* [What to work on] Copy out every line in which the string "matplotlib" occurs.

* [Data lines]

<<<<

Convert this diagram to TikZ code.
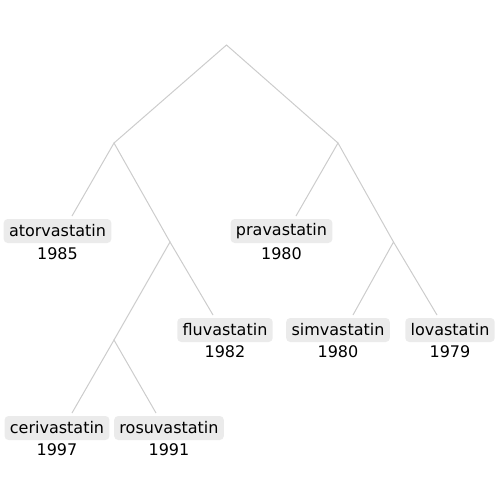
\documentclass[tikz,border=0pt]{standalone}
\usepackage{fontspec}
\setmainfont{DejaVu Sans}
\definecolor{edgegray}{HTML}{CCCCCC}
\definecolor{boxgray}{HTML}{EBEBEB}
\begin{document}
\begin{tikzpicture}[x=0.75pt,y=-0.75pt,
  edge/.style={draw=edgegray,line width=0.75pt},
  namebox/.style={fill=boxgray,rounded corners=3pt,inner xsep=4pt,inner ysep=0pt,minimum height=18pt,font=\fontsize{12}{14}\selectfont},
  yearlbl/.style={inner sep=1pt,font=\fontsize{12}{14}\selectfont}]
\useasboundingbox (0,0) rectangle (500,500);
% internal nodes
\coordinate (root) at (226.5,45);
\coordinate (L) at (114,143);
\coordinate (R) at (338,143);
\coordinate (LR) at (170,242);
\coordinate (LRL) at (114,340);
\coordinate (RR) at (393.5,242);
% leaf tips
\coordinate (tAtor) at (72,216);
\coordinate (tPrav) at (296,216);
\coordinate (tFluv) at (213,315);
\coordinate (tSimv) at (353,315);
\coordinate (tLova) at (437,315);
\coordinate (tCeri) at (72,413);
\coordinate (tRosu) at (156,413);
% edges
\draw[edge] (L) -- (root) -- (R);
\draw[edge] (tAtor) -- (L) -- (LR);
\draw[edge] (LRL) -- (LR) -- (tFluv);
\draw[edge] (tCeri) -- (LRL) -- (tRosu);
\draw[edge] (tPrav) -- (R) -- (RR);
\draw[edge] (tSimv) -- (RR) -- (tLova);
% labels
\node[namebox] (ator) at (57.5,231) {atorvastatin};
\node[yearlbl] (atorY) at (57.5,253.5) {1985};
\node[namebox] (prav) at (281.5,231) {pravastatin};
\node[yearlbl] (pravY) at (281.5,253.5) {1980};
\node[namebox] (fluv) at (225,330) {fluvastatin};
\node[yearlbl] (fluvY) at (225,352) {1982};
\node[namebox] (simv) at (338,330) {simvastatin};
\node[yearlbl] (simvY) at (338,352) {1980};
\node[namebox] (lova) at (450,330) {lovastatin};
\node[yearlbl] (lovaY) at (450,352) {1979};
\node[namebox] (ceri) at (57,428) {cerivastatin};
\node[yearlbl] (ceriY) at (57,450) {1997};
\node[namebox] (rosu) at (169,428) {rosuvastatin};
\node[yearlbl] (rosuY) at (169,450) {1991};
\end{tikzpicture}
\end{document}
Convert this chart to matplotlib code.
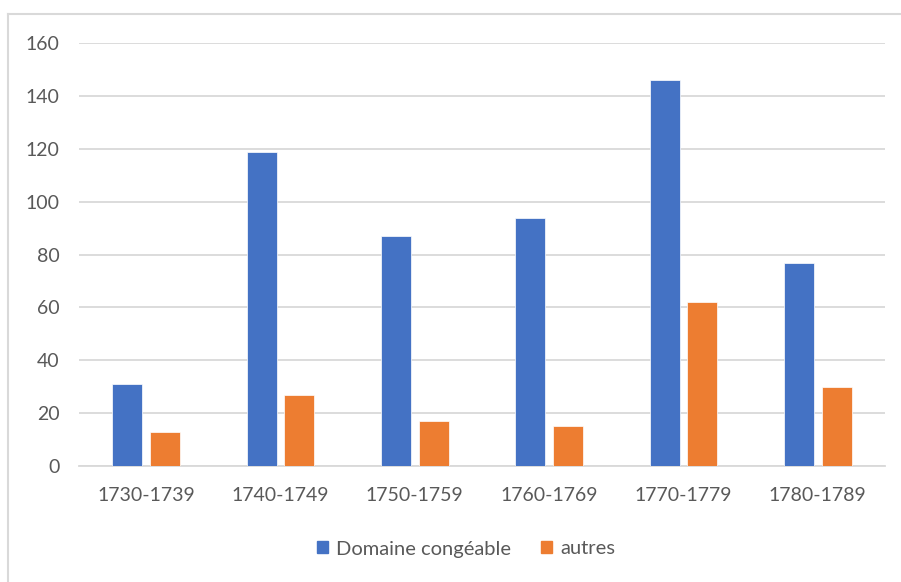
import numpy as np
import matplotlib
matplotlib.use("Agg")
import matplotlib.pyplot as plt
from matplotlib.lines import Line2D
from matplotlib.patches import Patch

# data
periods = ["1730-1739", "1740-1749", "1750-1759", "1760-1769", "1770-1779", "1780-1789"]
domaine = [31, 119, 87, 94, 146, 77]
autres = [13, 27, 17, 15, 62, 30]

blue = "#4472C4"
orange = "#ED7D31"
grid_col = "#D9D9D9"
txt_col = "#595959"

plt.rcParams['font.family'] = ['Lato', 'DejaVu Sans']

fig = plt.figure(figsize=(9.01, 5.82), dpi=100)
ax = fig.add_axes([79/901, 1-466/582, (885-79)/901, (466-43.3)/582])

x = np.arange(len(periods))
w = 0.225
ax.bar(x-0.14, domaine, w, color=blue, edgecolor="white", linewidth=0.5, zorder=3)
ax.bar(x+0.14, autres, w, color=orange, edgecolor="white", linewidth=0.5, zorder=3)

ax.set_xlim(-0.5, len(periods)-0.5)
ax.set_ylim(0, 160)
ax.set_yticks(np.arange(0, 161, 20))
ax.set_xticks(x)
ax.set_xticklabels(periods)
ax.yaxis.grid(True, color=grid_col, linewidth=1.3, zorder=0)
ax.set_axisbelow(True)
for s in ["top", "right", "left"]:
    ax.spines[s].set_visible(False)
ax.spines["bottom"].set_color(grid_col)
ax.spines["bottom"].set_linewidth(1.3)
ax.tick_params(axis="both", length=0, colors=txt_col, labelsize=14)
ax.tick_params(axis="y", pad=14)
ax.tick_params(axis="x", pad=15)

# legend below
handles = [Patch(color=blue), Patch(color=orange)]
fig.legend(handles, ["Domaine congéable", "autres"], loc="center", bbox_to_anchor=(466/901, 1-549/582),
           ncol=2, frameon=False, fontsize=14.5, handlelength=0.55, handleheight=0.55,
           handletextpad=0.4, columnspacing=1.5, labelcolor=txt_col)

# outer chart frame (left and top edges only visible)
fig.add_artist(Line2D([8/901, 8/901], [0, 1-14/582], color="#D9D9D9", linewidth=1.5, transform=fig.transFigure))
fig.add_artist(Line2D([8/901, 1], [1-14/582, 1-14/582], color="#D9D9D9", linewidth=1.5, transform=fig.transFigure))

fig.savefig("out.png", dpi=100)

>>>>

* [Correct result]
Convert this chart to matplotlib code.
import matplotlib
matplotlib.use("Agg")
import matplotlib.pyplot as plt
from matplotlib.lines import Line2D
from matplotlib.patches import Patch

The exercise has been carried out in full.